When $$x = -2$$, $$g(-2) = -2 \times (-2) + 3 = 4 + 3 = 7$$
When $$x = -1$$, $$g(-1) = -2 \times (-1) + 3 = 2 + 3 = 5$$
When $$x = 0$$, $$g(0) = -2 \times 0 + 3 = 0 + 3 = 3$$
When $$x = 1$$, $$g(1) = -2 \times 1 + 3 = -2 + 3 = 1$$
When $$x = 2$$, $$g(2) = -2 \times 2 + 3 = -4 + 3 = -1$$

This gives us the points: $$(-2, 7), (-1, 5), (0, 3), (1, 1), (2, -1)$$.

**step3 Describe How to Graph the Functions**

To graph both functions in the same rectangular coordinate system, you would plot the points calculated in the previous steps for each function. For $$f(x)$$, plot $$(-2, 4), (-1, 2), (0, 0), (1, -2), (2, -4)$$. For $$g(x)$$, plot $$(-2, 7), (-1, 5), (0, 3), (1, 1), (2, -1)$$. Since both are linear functions, draw a straight line through the points for $$f(x)$$ and another straight line through the points for $$g(x)$$. It is helpful to label each line to distinguish between the two functions.

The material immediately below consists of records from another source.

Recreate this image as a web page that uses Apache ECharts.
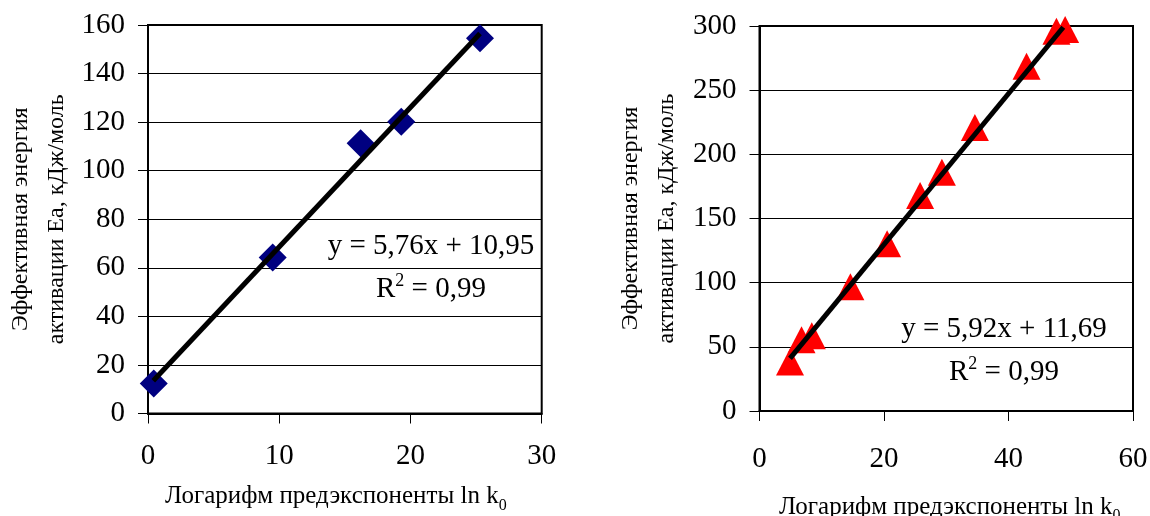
<!DOCTYPE html>
<html>
<head>
<meta charset="utf-8">
<title>Ea vs ln k0</title>
<script type="text/javascript" src="https://cdn.jsdelivr.net/npm/echarts@6/dist/echarts.min.js"></script>
<style>
	html, body {margin:0; padding:0; background:#fff;}
	#main {width:1150px; height:516px;}
</style>
</head>
<body>
<div id="main"></div>
<script type="text/javascript">
	// левый график (ромбы)
	var leftX = [0.44, 9.5, 16.2, 19.3, 25.3];
	var leftY = [12.4, 64.2, 111.3, 120.2, 154.5];
	var leftTrendX = [0.4, 25.3];
	var leftTrendY = [13.5, 156.5];
	var leftEq = 'y = 5,76x + 10,95';
	var leftR2 = '0,99';

	// правый график (треугольники)
	var rightX = [4.9, 6.75, 8.4, 14.6, 20.5, 25.8, 29.3, 34.6, 42.9, 47.7, 49.1];
	var rightY = [38.2, 55.6, 58.6, 96.9, 130.4, 167.9, 186, 220.9, 268.7, 295.9, 297.3];
	var rightTrendX = [4.9, 48.8];
	var rightTrendY = [41, 299];
	var rightEq = 'y = 5,92x + 11,69';
	var rightR2 = '0,99';

	var xTitle = 'Логарифм предэкспоненты ln k';
	var yTitle = ['Эффективная энергия', 'активации Ea, кДж/моль'];

	var font = '"Liberation Serif", "Times New Roman", serif';

	function pairs(xs, ys){
		var out = [];
		for (var i = 0; i < xs.length; i++) out.push([xs[i], ys[i]]);
		return out;
	}

	function xAxisOf(idx, max, step, nameGap, labelMargin, namePad){
		return {
			gridIndex: idx, type: 'value', min: 0, max: max, interval: step,
			name: '{m|' + xTitle + '}{s|0}',
			nameLocation: 'middle', nameGap: nameGap,
			nameTextStyle: {
				padding: namePad,
				rich: {
					m: {fontFamily: font, fontSize: 25, lineHeight: 34, color: '#000'},
					s: {fontFamily: font, fontSize: 16, lineHeight: 16, verticalAlign: 'bottom', color: '#000'}
				}
			},
			axisLine: {show: true, onZero: false, lineStyle: {color: '#000', width: 2}},
			axisTick: {show: true, inside: false, length: 10, lineStyle: {color: '#000', width: 1}},
			axisLabel: {margin: labelMargin, color: '#000', fontFamily: font, fontSize: 29},
			splitLine: {show: false}
		};
	}

	function yAxisOf(idx, max, step, nameGap){
		return {
			gridIndex: idx, type: 'value', min: 0, max: max, interval: step,
			name: yTitle.join('\n'),
			nameLocation: 'middle', nameGap: nameGap, nameRotate: 90,
			nameTextStyle: {color: '#000', fontFamily: font, fontSize: 24, lineHeight: 36},
			axisLine: {show: true, onZero: false, lineStyle: {color: '#000', width: 2}},
			axisTick: {show: true, inside: false, length: 10, lineStyle: {color: '#000', width: 1}},
			axisLabel: {margin: 23, color: '#000', fontFamily: font, fontSize: 29},
			splitLine: {show: true, lineStyle: {color: '#000', width: 1}}
		};
	}

	function eqText(x, y, eq, r2){
		return [
			{
				type: 'text', x: x, y: y, z: 100,
				style: {text: eq, fill: '#000', font: '29px ' + font, align: 'center', verticalAlign: 'middle'}
			},
			{
				type: 'text', x: x, y: y + 43, z: 100,
				style: {
					text: '{a|R}{b|2}{a| = ' + r2 + '}',
					align: 'center', verticalAlign: 'middle',
					rich: {
						a: {fontFamily: font, fontSize: 29, lineHeight: 33, fill: '#000'},
						b: {fontFamily: font, fontSize: 18, lineHeight: 18, verticalAlign: 'top', fill: '#000'}
					}
				}
			}
		];
	}

	var option = {
		backgroundColor: '#fff',
		animation: false,
		grid: [
			{left: 148, right: 608.3, top: 25, bottom: 102.5, show: true, borderColor: '#000', borderWidth: 2,
				containLabel: false, outerBoundsMode: 'none'},
			{left: 759.5, right: 17, top: 26, bottom: 105, show: true, borderColor: '#000', borderWidth: 2,
				containLabel: false, outerBoundsMode: 'none'}
		],
		xAxis: [
			xAxisOf(0, 30, 10, 66, 28, [0, 18, 0, 0]),
			xAxisOf(1, 60, 20, 79, 34, [0, 0, 0, 7])
		],
		yAxis: [
			yAxisOf(0, 160, 20, 73),
			yAxisOf(1, 300, 50, 75)
		],
		series: [
			{
				type: 'scatter', xAxisIndex: 0, yAxisIndex: 0,
				symbol: 'diamond', symbolSize: 28,
				itemStyle: {color: '#000080', opacity: 1},
				data: pairs(leftX, leftY), z: 2
			},
			{
				type: 'line', xAxisIndex: 0, yAxisIndex: 0,
				symbol: 'none', lineStyle: {color: '#000', width: 5},
				data: pairs(leftTrendX, leftTrendY), z: 3
			},
			{
				type: 'scatter', xAxisIndex: 1, yAxisIndex: 1,
				symbol: 'triangle', symbolSize: [28, 27],
				itemStyle: {color: '#ff0000', opacity: 1},
				data: pairs(rightX, rightY), z: 2
			},
			{
				type: 'line', xAxisIndex: 1, yAxisIndex: 1,
				symbol: 'none', lineStyle: {color: '#000', width: 5},
				data: pairs(rightTrendX, rightTrendY), z: 3
			}
		],
		graphic: eqText(431, 246, leftEq, leftR2).concat(eqText(1004, 329, rightEq, rightR2))
	};

	var myChart = echarts.init(document.getElementById('main'));
	myChart.setOption(option);
</script>
</body>
</html>
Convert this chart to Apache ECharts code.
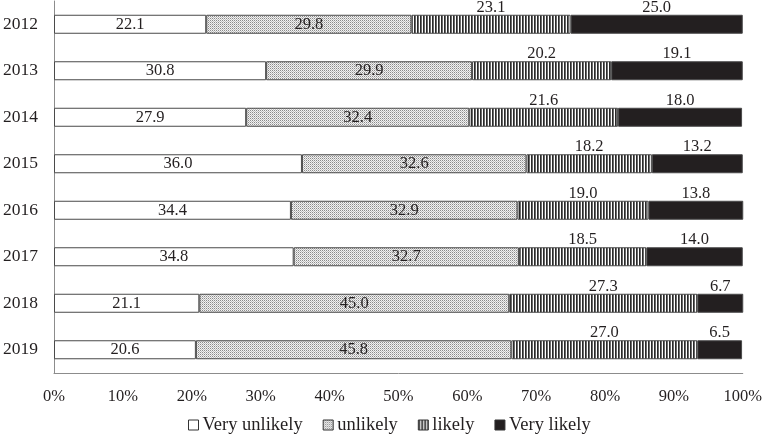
<!DOCTYPE html>
<html><head><meta charset="utf-8">
<script src="https://cdn.jsdelivr.net/npm/echarts@6/dist/echarts.min.js"></script>
<style>html,body{margin:0;padding:0;background:#fff}#c{width:765px;height:435px}</style>
</head><body><div id="c"></div>
<script>
const years = ['2012','2013','2014','2015','2016','2017','2018','2019'];
const veryUnlikely = [22.1,30.8,27.9,36.0,34.4,34.8,21.1,20.6];
const unlikely = [29.8,29.9,32.4,32.6,32.9,32.7,45.0,45.8];
const likely = [23.1,20.2,21.6,18.2,19.0,18.5,27.3,27.0];
const veryLikely = [25.0,19.1,18.0,13.2,13.8,14.0,6.7,6.5];
const seriesNames = ['Very unlikely','unlikely','likely','Very likely'];
const xTicks = [0,10,20,30,40,50,60,70,80,90,100];

function makePattern(w,h,draw){const c=document.createElement('canvas');c.width=w;c.height=h;const g=c.getContext('2d');draw(g);return c;}
const dots = makePattern(2,2,g=>{g.fillStyle='#f2f2f2';g.fillRect(0,0,2,2);g.fillStyle='#8a8a8a';g.fillRect(0,0,1,1);g.fillStyle='#c0c0c0';g.fillRect(1,1,1,1);});
const stripes = makePattern(3,3,g=>{g.fillStyle='#ffffff';g.fillRect(0,0,3,3);g.fillStyle='#2a2a2a';g.fillRect(0,0,1,3);g.fillStyle='#6a6a6a';g.fillRect(1,0,1,3);});
const fills = ['#ffffff',{image:dots,repeat:'repeat'},{image:stripes,repeat:'repeat'},'#231f20'];
const legendFills = ['#ffffff',{image:dots,repeat:'repeat'},{image:stripes,repeat:'repeat'},'#231f20'];
const datas = [veryUnlikely,unlikely,likely,veryLikely];
const font = '"Liberation Serif","Times New Roman",serif';

const series = datas.map((d,i)=>({
  name: seriesNames[i], type:'bar', stack:'all', barWidth:19,
  data: d,
  itemStyle:{color:fills[i], borderColor:'#4a4a4a', borderWidth:1},
  label:{show:true, position: i<2?'inside':'top', distance: i<2?0:-1,
    color:'#231f20', fontFamily:font, fontSize:16.5,
    formatter:p=>p.value.toFixed(1)},
  emphasis:{disabled:true}
}));

const chart = echarts.init(document.getElementById('c'),null,{renderer:'canvas'});
chart.setOption({
  animation:false,
  grid:{left:53,right:22,top:1,bottom:62,containLabel:false},
  legend:{
    top:415, left:188, itemWidth:10, itemHeight:10, itemGap:20,
    icon:'rect', padding:0,
    textStyle:{fontFamily:font,fontSize:18.5,color:'#231f20',lineHeight:20,padding:[0,0,0,-1]},
    data: seriesNames.map((n,i)=>({name:n,itemStyle:{color:legendFills[i],borderColor:'#333',borderWidth:1}}))
  },
  xAxis:{type:'value',min:0,max:100,interval:10,
    axisLine:{show:true,lineStyle:{color:'#8c8c8c',width:1}},
    axisTick:{show:false}, splitLine:{show:false},
    axisLabel:{fontFamily:font,fontSize:16.5,color:'#231f20',margin:15,
      formatter:v=>xTicks.includes(v)?v+'%':''}
  },
  yAxis:{type:'category',data:years,inverse:true,
    axisLine:{show:true,lineStyle:{color:'#8c8c8c',width:1}},
    axisTick:{show:false},
    axisLabel:{fontFamily:font,fontSize:17.5,color:'#231f20',margin:16}
  },
  series
});
</script></body></html>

**step4 Describe the Relationship Between the Graphs**

To describe the relationship, we compare the two functions. Both functions are linear because they are in the form $$y = mx + b$$, where $$m$$ is the slope and $$b$$ is the y-intercept. For $$f(x) = -2x$$, the slope is $$-2$$ and the y-intercept is $$0$$. For $$g(x) = -2x + 3$$, the slope is $$-2$$ and the y-intercept is $$3$$. Since both functions have the same slope ( $$-2$$ ), their graphs are parallel lines. The difference in their y-intercepts ( $$3$$ for $$g(x)$$ compared to $$0$$ for $$f(x)$$ ) indicates a vertical shift. The graph of $$g(x)$$ is obtained by shifting the graph of $$f(x)$$ upwards by $$3$$ units.